Abromavičius is one of three foreigners in Ukraine’s new cabinet, as the government is desperate to avert financial collapse.
“At the beginning of December, the nation’s foreign reserves dropped below $10 billion. The country is eating through them at an alarming rate: November saw them drop by $2.6 billion, only slightly less than the $3 billion Ukraine hopes to get from the International Monetary Fund this month. If the hryvnia was not propped up by limits on hard currency trading, things would be even worse,” Bloomberg summarizes.
“Andrei Illarionov, a former economic adviser to Russian President Vladimir Putin now at the Cato Institute think tank in Washington, says a default is “practically unavoidable” by next month”, unless Ukraine espouses drastic reforms.
Abromavičius, though a rather unlikely choice, was appointed by Ukraine’s Prime Minister Arseniy Yatsenyuk to do it.

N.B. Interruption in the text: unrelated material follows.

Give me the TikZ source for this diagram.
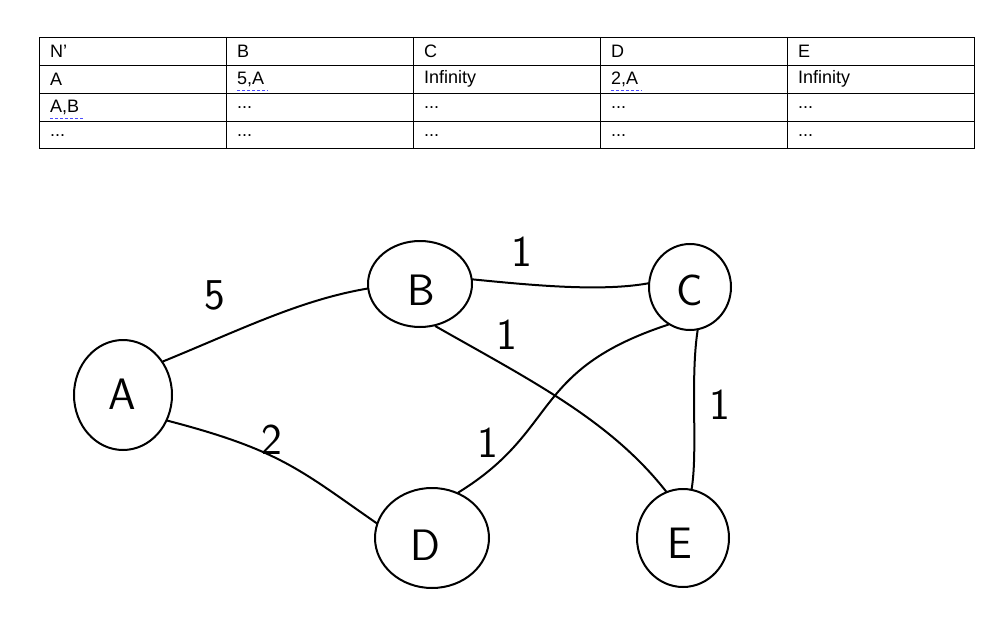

“Strictly speaking, Abromavičius should never have become a government official in Ukraine. The 38-year-old asset manager is Lithuanian by birth. He moved to Kiev six years ago after marrying a Ukrainian, the chief executive of an agricultural company in which a private equity fund run by Abromavičius’s employer, the Swedish investment firm East Capital, took a stake. He only gave up his Lithuanian citizenship after accepting the ministerial post.”
“I guess there was no one bigger than me in Kiev,” Abromavičius tells Bloomberg when asked why a nation as big as Ukraine had to turn to outside help to get its finances in order.